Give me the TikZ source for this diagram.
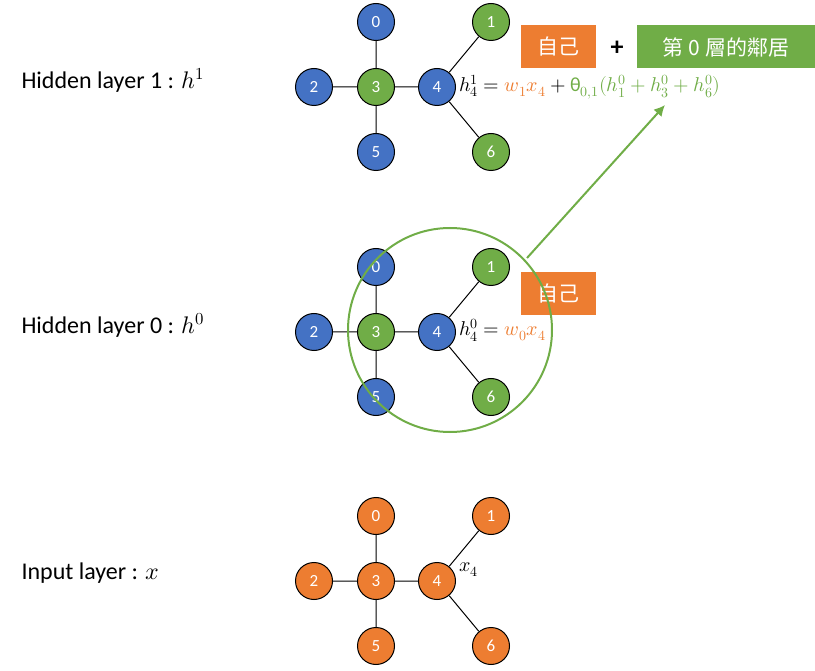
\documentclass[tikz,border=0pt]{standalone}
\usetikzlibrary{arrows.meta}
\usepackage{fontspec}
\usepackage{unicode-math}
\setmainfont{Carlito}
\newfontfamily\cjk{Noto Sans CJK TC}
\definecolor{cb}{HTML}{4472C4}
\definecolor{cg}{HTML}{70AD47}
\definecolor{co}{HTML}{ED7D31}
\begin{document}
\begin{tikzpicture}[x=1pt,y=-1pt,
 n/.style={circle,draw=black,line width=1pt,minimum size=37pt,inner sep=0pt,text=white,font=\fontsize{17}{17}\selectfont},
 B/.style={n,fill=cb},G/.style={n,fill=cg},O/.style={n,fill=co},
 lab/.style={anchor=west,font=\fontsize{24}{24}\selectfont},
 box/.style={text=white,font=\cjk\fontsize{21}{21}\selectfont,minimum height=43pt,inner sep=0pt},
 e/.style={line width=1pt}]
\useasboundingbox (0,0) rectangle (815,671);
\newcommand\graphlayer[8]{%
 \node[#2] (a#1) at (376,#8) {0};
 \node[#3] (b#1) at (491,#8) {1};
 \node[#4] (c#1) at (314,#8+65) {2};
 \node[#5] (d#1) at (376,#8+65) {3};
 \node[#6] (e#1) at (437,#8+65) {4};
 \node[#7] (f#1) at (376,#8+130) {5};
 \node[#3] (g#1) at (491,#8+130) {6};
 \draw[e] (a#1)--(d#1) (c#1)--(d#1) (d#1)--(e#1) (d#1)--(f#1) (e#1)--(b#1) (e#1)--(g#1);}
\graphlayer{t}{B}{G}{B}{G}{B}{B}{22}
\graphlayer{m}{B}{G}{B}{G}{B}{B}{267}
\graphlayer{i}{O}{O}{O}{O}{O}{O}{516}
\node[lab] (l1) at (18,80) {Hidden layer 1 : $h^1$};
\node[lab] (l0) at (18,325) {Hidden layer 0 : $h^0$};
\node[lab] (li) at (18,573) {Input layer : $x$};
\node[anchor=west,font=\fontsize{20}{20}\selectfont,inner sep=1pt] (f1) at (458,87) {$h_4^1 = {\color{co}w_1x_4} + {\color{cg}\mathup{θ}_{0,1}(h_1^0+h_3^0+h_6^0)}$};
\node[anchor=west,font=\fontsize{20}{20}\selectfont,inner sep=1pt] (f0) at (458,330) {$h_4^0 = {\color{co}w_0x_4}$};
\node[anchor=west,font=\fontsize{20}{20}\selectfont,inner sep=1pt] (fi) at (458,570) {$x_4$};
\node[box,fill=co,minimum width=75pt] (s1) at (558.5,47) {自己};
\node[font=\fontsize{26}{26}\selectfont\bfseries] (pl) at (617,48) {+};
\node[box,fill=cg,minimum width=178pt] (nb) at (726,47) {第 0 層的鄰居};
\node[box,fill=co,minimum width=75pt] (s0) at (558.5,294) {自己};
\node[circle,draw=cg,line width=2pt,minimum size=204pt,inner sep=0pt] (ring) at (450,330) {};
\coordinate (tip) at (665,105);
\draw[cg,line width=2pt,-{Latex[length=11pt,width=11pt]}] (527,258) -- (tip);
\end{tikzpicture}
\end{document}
────────────────
*Requirement*
From the data above, write out everything exactly except the pictures.

*Solution to the problem*
Give me the TikZ source for this diagram.
\documentclass[tikz,border=0pt]{standalone}
\usetikzlibrary{arrows.meta}
\usepackage{fontspec}
\usepackage{unicode-math}
\setmainfont{Carlito}
\newfontfamily\cjk{Noto Sans CJK TC}
\definecolor{cb}{HTML}{4472C4}
\definecolor{cg}{HTML}{70AD47}
\definecolor{co}{HTML}{ED7D31}
\begin{document}
\begin{tikzpicture}[x=1pt,y=-1pt,
 n/.style={circle,draw=black,line width=1pt,minimum size=37pt,inner sep=0pt,text=white,font=\fontsize{17}{17}\selectfont},
 B/.style={n,fill=cb},G/.style={n,fill=cg},O/.style={n,fill=co},
 lab/.style={anchor=west,font=\fontsize{24}{24}\selectfont},
 box/.style={text=white,font=\cjk\fontsize{21}{21}\selectfont,minimum height=43pt,inner sep=0pt},
 e/.style={line width=1pt}]
\useasboundingbox (0,0) rectangle (815,671);
\newcommand\graphlayer[8]{%
 \node[#2] (a#1) at (376,#8) {0};
 \node[#3] (b#1) at (491,#8) {1};
 \node[#4] (c#1) at (314,#8+65) {2};
 \node[#5] (d#1) at (376,#8+65) {3};
 \node[#6] (e#1) at (437,#8+65) {4};
 \node[#7] (f#1) at (376,#8+130) {5};
 \node[#3] (g#1) at (491,#8+130) {6};
 \draw[e] (a#1)--(d#1) (c#1)--(d#1) (d#1)--(e#1) (d#1)--(f#1) (e#1)--(b#1) (e#1)--(g#1);}
\graphlayer{t}{B}{G}{B}{G}{B}{B}{22}
\graphlayer{m}{B}{G}{B}{G}{B}{B}{267}
\graphlayer{i}{O}{O}{O}{O}{O}{O}{516}
\node[lab] (l1) at (18,80) {Hidden layer 1 : $h^1$};
\node[lab] (l0) at (18,325) {Hidden layer 0 : $h^0$};
\node[lab] (li) at (18,573) {Input layer : $x$};
\node[anchor=west,font=\fontsize{20}{20}\selectfont,inner sep=1pt] (f1) at (458,87) {$h_4^1 = {\color{co}w_1x_4} + {\color{cg}\mathup{θ}_{0,1}(h_1^0+h_3^0+h_6^0)}$};
\node[anchor=west,font=\fontsize{20}{20}\selectfont,inner sep=1pt] (f0) at (458,330) {$h_4^0 = {\color{co}w_0x_4}$};
\node[anchor=west,font=\fontsize{20}{20}\selectfont,inner sep=1pt] (fi) at (458,570) {$x_4$};
\node[box,fill=co,minimum width=75pt] (s1) at (558.5,47) {自己};
\node[font=\fontsize{26}{26}\selectfont\bfseries] (pl) at (617,48) {+};
\node[box,fill=cg,minimum width=178pt] (nb) at (726,47) {第 0 層的鄰居};
\node[box,fill=co,minimum width=75pt] (s0) at (558.5,294) {自己};
\node[circle,draw=cg,line width=2pt,minimum size=204pt,inner sep=0pt] (ring) at (450,330) {};
\coordinate (tip) at (665,105);
\draw[cg,line width=2pt,-{Latex[length=11pt,width=11pt]}] (527,258) -- (tip);
\end{tikzpicture}
\end{document}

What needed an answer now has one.